Результат не заставил себя ждать. Этим было доказано, что травля Лили и вся кампания, затеянная Воронцовым - Колосковым — Софроновым, в которых Людмила нашла вожделенную опору, — не самодеятельность «отдельных» антисемитов, а дело рук самого большого партийного начальства. Меры были избраны жесточайшие. Распространение еженедельника «Летр франсез» в Москве было тотчас запрещено (до запрета этот литературный еженедельник, отнесенный к числу «прогрессивных», продавался во многих газетных киосках Москвы, Ленинграда и других больших городов). На 1969 год в Советском Союзе у газеты вдруг не осталось ни одного подписчика. Права выписать ее были лишены даже главная библиотека страны и научно-исследовательские центры, имевшие так называемый спецхран.
Точно такие же меры были приняты по московской указке во всех странах «народной демократии». Это была совершенно откровенная, ничем не закамуфлированная месть: и в Москве, и в Париже хорошо понимали, что без финансовой поддержки из-за «железного занавеса» долго выдержать газета не сможет. Однако же она стойко держалась почти четыре года, мучительно пытаясь выжить. И в 1972 году перестала существовать: Суслов и его компании своего добились.

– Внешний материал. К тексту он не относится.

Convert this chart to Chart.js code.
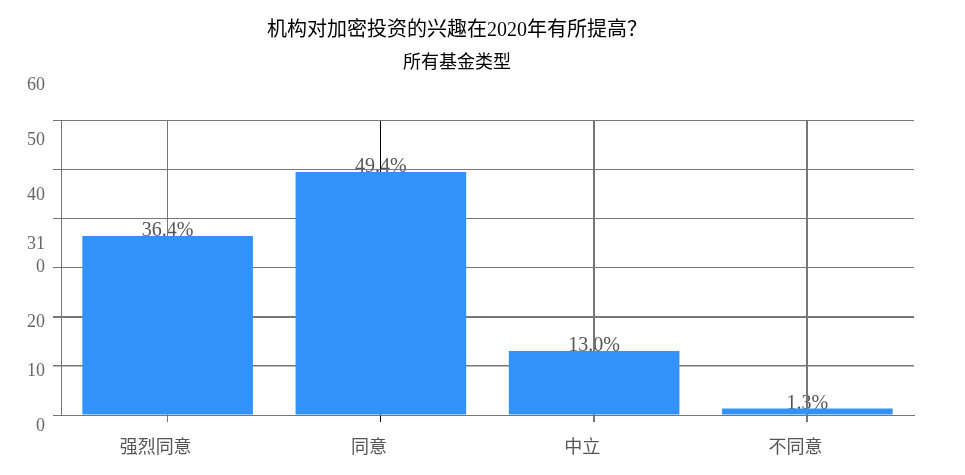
<!DOCTYPE html>
<html>
<head>
<meta charset="utf-8">
<script src="https://cdn.jsdelivr.net/npm/chart.js@4.4.1/dist/chart.umd.min.js"></script>
<style>
  html, body { margin: 0; padding: 0; background: #ffffff; }
  #wrap { width: 965px; height: 475px; }
</style>
</head>
<body>
<div id="wrap"><canvas id="c" width="965" height="475"></canvas></div>
<script>
// ---- data ----
const categories = ['强烈同意', '同意', '中立', '不同意'];
const values = [36.4, 49.4, 13.0, 1.3];
const valueLabels = ['36.4%', '49.4%', '13.0%', '1.3%'];
const yTickLabels = ['0', '10', '20', '31\n0', '40', '50', '60'];
const titleText = '机构对加密投资的兴趣在2020年有所提高？';
const subtitleText = '所有基金类型';

// ---- styling (not data) ----
const SERIF_CJK = '"Liberation Serif", "Noto Sans CJK SC", serif';
const GRID = '#777777';
const yShift = [2, 1, 1, -2, -4, -5, -6]; // empty-line padding per tick label
const yGridWidth = [1, 1.5, 2, 1, 1, 1, 1];
const xGridColor = [GRID, '#000000', GRID, GRID];
const xGridWidth = [1, 1, 2, 2];

const valueLabelPlugin = {
  id: 'valueLabels',
  beforeDraw(chart) {
    const ctx = chart.ctx;
    const meta = chart.getDatasetMeta(0);
    ctx.save();
    ctx.font = '20px ' + SERIF_CJK;
    ctx.fillStyle = '#555555';
    ctx.textAlign = 'center';
    ctx.textBaseline = 'alphabetic';
    meta.data.forEach((bar, i) => {
      ctx.fillText(valueLabels[i], bar.x, bar.y);
    });
    ctx.restore();
  }
};

new Chart(document.getElementById('c'), {
  type: 'bar',
  data: {
    labels: categories,
    datasets: [{
      data: values,
      backgroundColor: 'rgb(51,146,250)',
      borderWidth: 0,
      barPercentage: 0.8,
      categoryPercentage: 1.0
    }]
  },
  options: {
    responsive: false,
    animation: false,
    layout: { padding: { left: 0, right: 51, top: 0, bottom: 0 } },
    plugins: {
      legend: { display: false },
      tooltip: { enabled: false },
      title: {
        display: true,
        text: titleText,
        color: '#000000',
        font: { family: SERIF_CJK, size: 20, weight: 'normal', lineHeight: 1.2 },
        padding: { top: 19, bottom: 9.2 }
      },
      subtitle: {
        display: true,
        text: subtitleText,
        color: '#000000',
        font: { family: SERIF_CJK, size: 18, weight: 'normal', lineHeight: 1.2 },
        padding: { top: 0, bottom: 46.2 }
      }
    },
    scales: {
      x: {
        grid: {
          offset: false,
          drawTicks: true,
          tickLength: 7,
          color: (c) => xGridColor[c.index] || GRID,
          lineWidth: (c) => xGridWidth[c.index] || 1
        },
        border: { display: true, color: GRID, width: 1 },
        ticks: {
          color: '#555555',
          font: { family: SERIF_CJK, size: 18, lineHeight: 1.2 },
          padding: 15,
          labelOffset: -12,
          maxRotation: 0,
          autoSkip: false
        },
        afterFit(scale) { scale.height = 60; }
      },
      y: {
        min: 0,
        max: 60,
        grid: {
          drawTicks: true,
          tickLength: 8,
          color: GRID,
          lineWidth: (c) => yGridWidth[c.index] || 1
        },
        border: { display: true, color: GRID, width: 1 },
        ticks: {
          stepSize: 10,
          autoSkip: false,
          color: '#666666',
          padding: 8,
          font: { family: SERIF_CJK, size: 18, lineHeight: '11.5px' },
          callback: (value, index) => {
            const parts = (yTickLabels[index] || '').split('\n');
            const lines = [];
            parts.forEach((p, k) => { if (k > 0) lines.push(''); lines.push(p); });
            const s = yShift[index] || 0;
            if (s > 0) { for (let k = 0; k < s; k++) lines.unshift(''); }
            if (s < 0) { for (let k = 0; k < -s; k++) lines.push(''); }
            return lines;
          }
        },
        afterFit(scale) { scale.width = 61; }
      }
    }
  },
  plugins: [valueLabelPlugin]
});
</script>
</body>
</html>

Конечно, не только Лиля была тому причиной. Вторжение советских танков в Чехословакию заставило вздрогнуть (увы, ненадолго) даже самых верных из верных. Глава французской компартии Вальдек Роше и тот отважился выразить свое недовольство. «Братские» партии, вечно верные «прогрессивные» западные интеллигенты — тем более. Об Арагонах нечего и говорить. Они опасались, что их позиция отразится на положении Лили. Опасались не зря. Но Лиля нашла способ им сообщить, чтобы поступали так, как считают нужным: положение заложницы тяготило и унижало ее, а сдержанность Арагонов все равно никому на пользу не шла.